AGHA v. SUNTRUST BANK
United States District Court, Eastern District of Virginia (2015)
Facts
- The plaintiff, Alia Agha, claimed that her former employer, Suntrust Bank, discriminated against her by wrongfully terminating her and failing to accommodate her hearing disability in violation of the Americans with Disabilities Act Amendments Act (ADAAA).
- Agha, who was partially deaf, requested accommodations that were not provided.
- After experiencing multiple errors in her teller duties and being placed on a Corrective Action Plan due to performance issues, she was eventually terminated.
- Following her termination, Agha filed a lawsuit alleging discrimination, wrongful termination, failure to accommodate, and retaliation, while the defamation claim was dismissed.
- The court ultimately granted summary judgment in favor of Suntrust Bank.
- After the judgment, Suntrust Bank filed a Bill of Costs seeking to recover expenses totaling $3,080.85 from Agha.
- Agha opposed the motion, citing her financial difficulties, and the court requested documentation to assess her ability to pay.
- Agha submitted a financial affidavit detailing her limited income and expenses.
Issue
- The issue was whether the court should award costs to Suntrust Bank despite Agha's demonstrated inability to pay.
Holding — O'Grady, J.
- The U.S. District Court for the Eastern District of Virginia held that it would not exercise its discretion to award costs to Suntrust Bank due to Agha's inability to pay.
Rule
- A court may deny a prevailing party's request for costs if the losing party demonstrates an inability to pay.
Reasoning
- The U.S. District Court reasoned that Agha's financial affidavit established her modest means, as she was a full-time student, unemployed, and had a negative bank account balance.
- The court noted that Agha's partner supported her living expenses and that she received a small stipend from her family in Pakistan.
- Since her financial situation was akin to that of the losing party in a relevant precedent, the court found sufficient justification to deny the award of costs based on her inability to pay.

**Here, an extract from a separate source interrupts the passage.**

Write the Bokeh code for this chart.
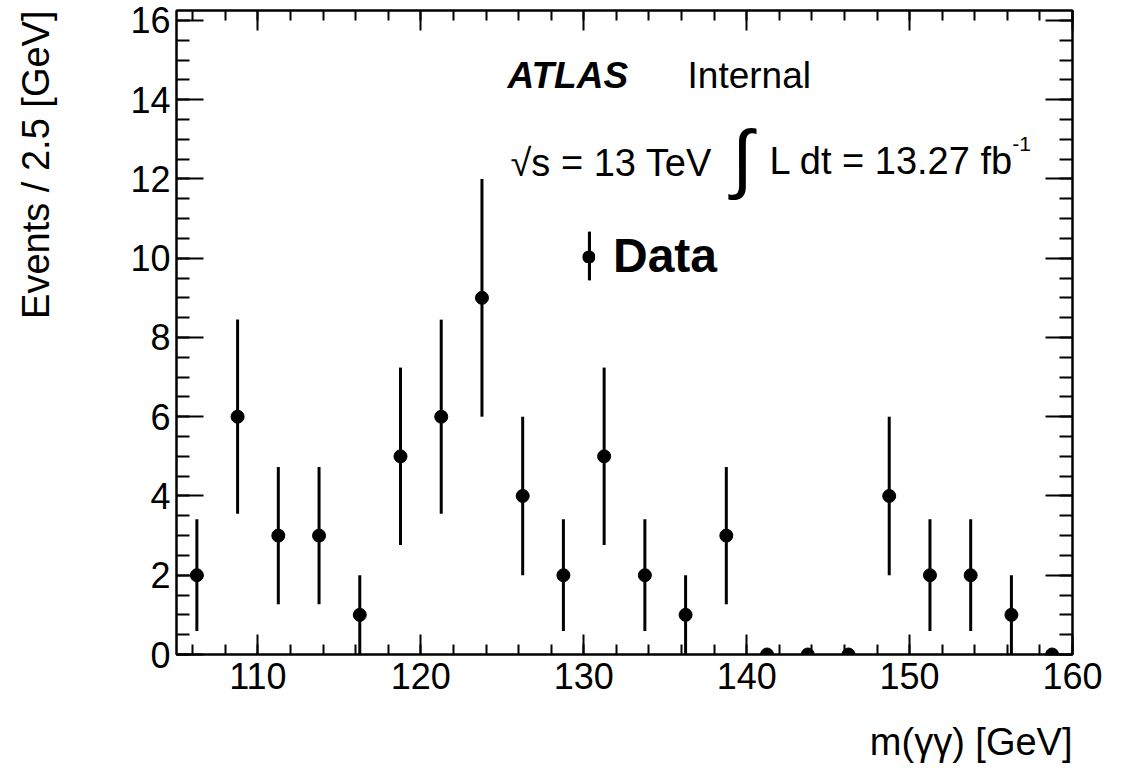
import math
from bokeh.plotting import figure
from bokeh.models import (ColumnDataSource, LinearAxis, SingleIntervalTicker, Range1d,
                          Label, Title, Legend, LegendItem)
from bokeh.embed import file_html
from bokeh.resources import INLINE

# ---- data ----
bin_centers = [106.25, 108.75, 111.25, 113.75, 116.25, 118.75, 121.25, 123.75,
               126.25, 128.75, 131.25, 133.75, 136.25, 138.75, 141.25, 143.75,
               146.25, 148.75, 151.25, 153.75, 156.25, 158.75]
counts = [2, 6, 3, 3, 1, 5, 6, 9, 4, 2, 5, 2, 1, 3, 0, 0, 0, 4, 2, 2, 1, 0]
stat_err = [1.41, 2.45, 1.73, 1.73, 1.0, 2.24, 2.45, 3.0, 2.0, 1.41, 2.24, 1.41,
            1.0, 1.73, 0.0, 0.0, 0.0, 2.0, 1.41, 1.41, 1.0, 0.0]

x_label = "m(γγ) [GeV]"
y_label = "Events / 2.5 [GeV]"
legend_label = "Data"

lower = [c - e for c, e in zip(counts, stat_err)]
upper = [c + e for c, e in zip(counts, stat_err)]
src = ColumnDataSource(dict(x=bin_centers, y=counts, lo=lower, hi=upper))

FONT = "Liberation Sans"

p = figure(frame_width=896, frame_height=644, output_backend="svg", toolbar_location=None,
           x_range=Range1d(105, 160), y_range=Range1d(0, 16.25),
           min_border_left=176, min_border_right=40, min_border_top=10, min_border_bottom=0)
p.xgrid.visible = False
p.ygrid.visible = False
p.outline_line_color = "black"
p.outline_line_width = 2
p.background_fill_color = "white"
p.border_fill_color = "white"


def style_common(ax):
    ax.major_tick_out = 0
    ax.minor_tick_out = 0
    ax.axis_line_width = 2
    ax.major_tick_line_width = 2
    ax.minor_tick_line_width = 2
    ax.axis_line_color = "black"
    ax.major_tick_line_color = "black"
    ax.minor_tick_line_color = "black"


def style_x(ax, labels=True):
    ax.ticker = SingleIntervalTicker(interval=10, num_minor_ticks=5)
    style_common(ax)
    ax.major_tick_in = 20
    ax.minor_tick_in = 10
    if labels:
        ax.major_label_text_font = FONT
        ax.major_label_text_font_size = "36px"
        ax.major_label_text_color = "black"
        ax.major_label_standoff = 8
    else:
        ax.major_label_text_font_size = "0px"
        ax.major_label_standoff = 0


def style_y(ax, labels=True):
    ax.ticker = SingleIntervalTicker(interval=2, num_minor_ticks=4)
    style_common(ax)
    ax.major_tick_in = 27
    ax.minor_tick_in = 13
    if labels:
        ax.major_label_text_font = FONT
        ax.major_label_text_font_size = "36px"
        ax.major_label_text_color = "black"
        ax.major_label_standoff = 6
    else:
        ax.major_label_text_font_size = "0px"
        ax.major_label_standoff = 0


style_x(p.xaxis[0])
style_y(p.yaxis[0])
top_ax = LinearAxis()
style_x(top_ax, labels=False)
p.add_layout(top_ax, "above")
right_ax = LinearAxis()
style_y(right_ax, labels=False)
p.add_layout(right_ax, "right")

# axis titles placed at the axis ends (ROOT style); thin spacer titles set the gaps
p.add_layout(Title(text=" ", text_font_size="1px", standoff=56), "left")
p.add_layout(Title(text=y_label, align="right", offset=0, standoff=24,
                   text_font=FONT, text_font_size="38px", text_font_style="normal",
                   text_color="black"), "left")
p.add_layout(Title(text=" ", text_font_size="1px", standoff=22), "below")
p.add_layout(Title(text=x_label, align="right", offset=0, standoff=4,
                   text_font=FONT, text_font_size="38px", text_font_style="normal",
                   text_color="black"), "below")

# data
err_r = p.segment(x0="x", y0="lo", x1="x", y1="hi", source=src, line_width=3, line_color="black")
pts_r = p.scatter("x", "y", source=src, size=13, color="black")

# legend symbol: vertical error bar + dot (legend-only renderers, nothing drawn in the frame)
nan = float("nan")
bar_r = p.vbar(x=[nan], top=[nan], width=0.1, fill_color="black", line_color=None)
dot_r = p.scatter(x=[nan], y=[nan], size=5, fill_color="black", line_color="black", line_width=8)

legend_bar = Legend(items=[LegendItem(label=legend_label, renderers=[bar_r])],
                    location=(411, 368), padding=0, margin=0, spacing=0,
                    border_line_alpha=0, background_fill_alpha=0,
                    glyph_width=4, glyph_height=61, label_height=61, label_standoff=22,
                    label_text_font=FONT, label_text_font_style="bold",
                    label_text_font_size="48px", label_text_color="black")
p.add_layout(legend_bar)
legend_dot = Legend(items=[LegendItem(label=" ", renderers=[dot_r])],
                    location=(406, 391), padding=0, margin=0, spacing=0,
                    border_line_alpha=0, background_fill_alpha=0,
                    glyph_width=13, glyph_height=13, label_height=13, label_width=0,
                    label_standoff=0, label_text_font_size="1px")
p.add_layout(legend_dot)

# texts
p.add_layout(Label(x=125.32, y=14.61, text="ATLAS", text_font=FONT, text_font_size="37px",
                   text_font_style="bold italic", text_baseline="alphabetic", text_color="black"))
p.add_layout(Label(x=136.37, y=14.61, text="Internal", text_font=FONT, text_font_size="37px",
                   text_baseline="alphabetic", text_color="black"))
p.add_layout(Label(x=125.5, y=12.41, text="√s = 13 TeV", text_font=FONT, text_font_size="38px",
                   text_baseline="alphabetic", text_color="black"))
p.add_layout(Label(x=139.74, y=12.55, text="∫", text_font=FONT, text_font_size="76px",
                   text_align="center", text_baseline="middle", text_color="black"))
p.add_layout(Label(x=141.4, y=12.45, text="L dt = 13.27 fb", text_font=FONT, text_font_size="38px",
                   text_baseline="alphabetic", text_color="black"))
p.add_layout(Label(x=156.3, y=12.88, text="-1", text_font=FONT, text_font_size="21px",
                   text_baseline="alphabetic", text_color="black"))

open("out.html", "w").write(file_html(p, INLINE))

Deep Dive: How the Court Reached Its Decision
Court's Discretion to Award Costs
The U.S. District Court recognized that federal law allows a prevailing party to recover costs as a matter of course, but it also acknowledged that the court has considerable discretion in deciding whether to award those costs. The court noted that even if a party is entitled to costs, it may deny the request based on specific circumstances surrounding the losing party’s financial situation. This discretion is guided by precedent, which emphasizes that a court must articulate good reasons for denying costs, particularly when a losing party has demonstrated an inability to pay. The court highlighted that this discretion is essential in ensuring that the application of costs does not lead to undue hardship on a party with limited financial resources.
Evaluation of Plaintiff's Financial Condition
The court evaluated Agha's financial affidavit, which outlined her current economic conditions. Agha indicated that she was a full-time student, which suggested limited potential for employment and income generation. Additionally, the affidavit revealed that she was unemployed and had recently closed a bank account due to its negative balance. The court took into account that Agha relied on her partner for living expenses and received a modest stipend from her family in Pakistan, further illustrating her lack of financial independence. The court compared Agha's situation to that of the losing party in a relevant case, which also involved significant financial constraints, ultimately determining that her circumstances justified denying the requested costs.
Legal Precedents and Relevant Factors
In its reasoning, the court referenced legal precedents that established the grounds for denying costs based on a losing party's inability to pay. The court cited a previous case where the losing party's financial situation was considered sufficient to warrant a denial of costs, highlighting that the factors in Agha's case were comparable. It noted that the Fourth Circuit had outlined specific factors that could justify a denial of costs, with the most pertinent one being the losing party's financial limitations. The court emphasized that while the prevailing party is typically entitled to recover costs, this entitlement is not absolute and must be balanced against the realities of the losing party's financial situation. This careful consideration of equity and justice reinforced the court's decision to deny costs in this instance.
Conclusion of the Court
Ultimately, the court concluded that Agha's financial affidavit provided compelling evidence of her inability to pay the costs sought by SunTrust Bank. By weighing her modest means against the financial burden that the costs would impose, the court decided to exercise its discretion to deny the award of costs. The court's ruling underscored the importance of ensuring that legal outcomes do not lead to excessive financial hardship for parties with limited resources. The decision highlighted the court's commitment to equity within the legal system, recognizing that the imposition of costs should not disproportionately affect those who are already facing financial challenges. In conclusion, the court found that Agha’s financial circumstances warranted a denial of the requested costs.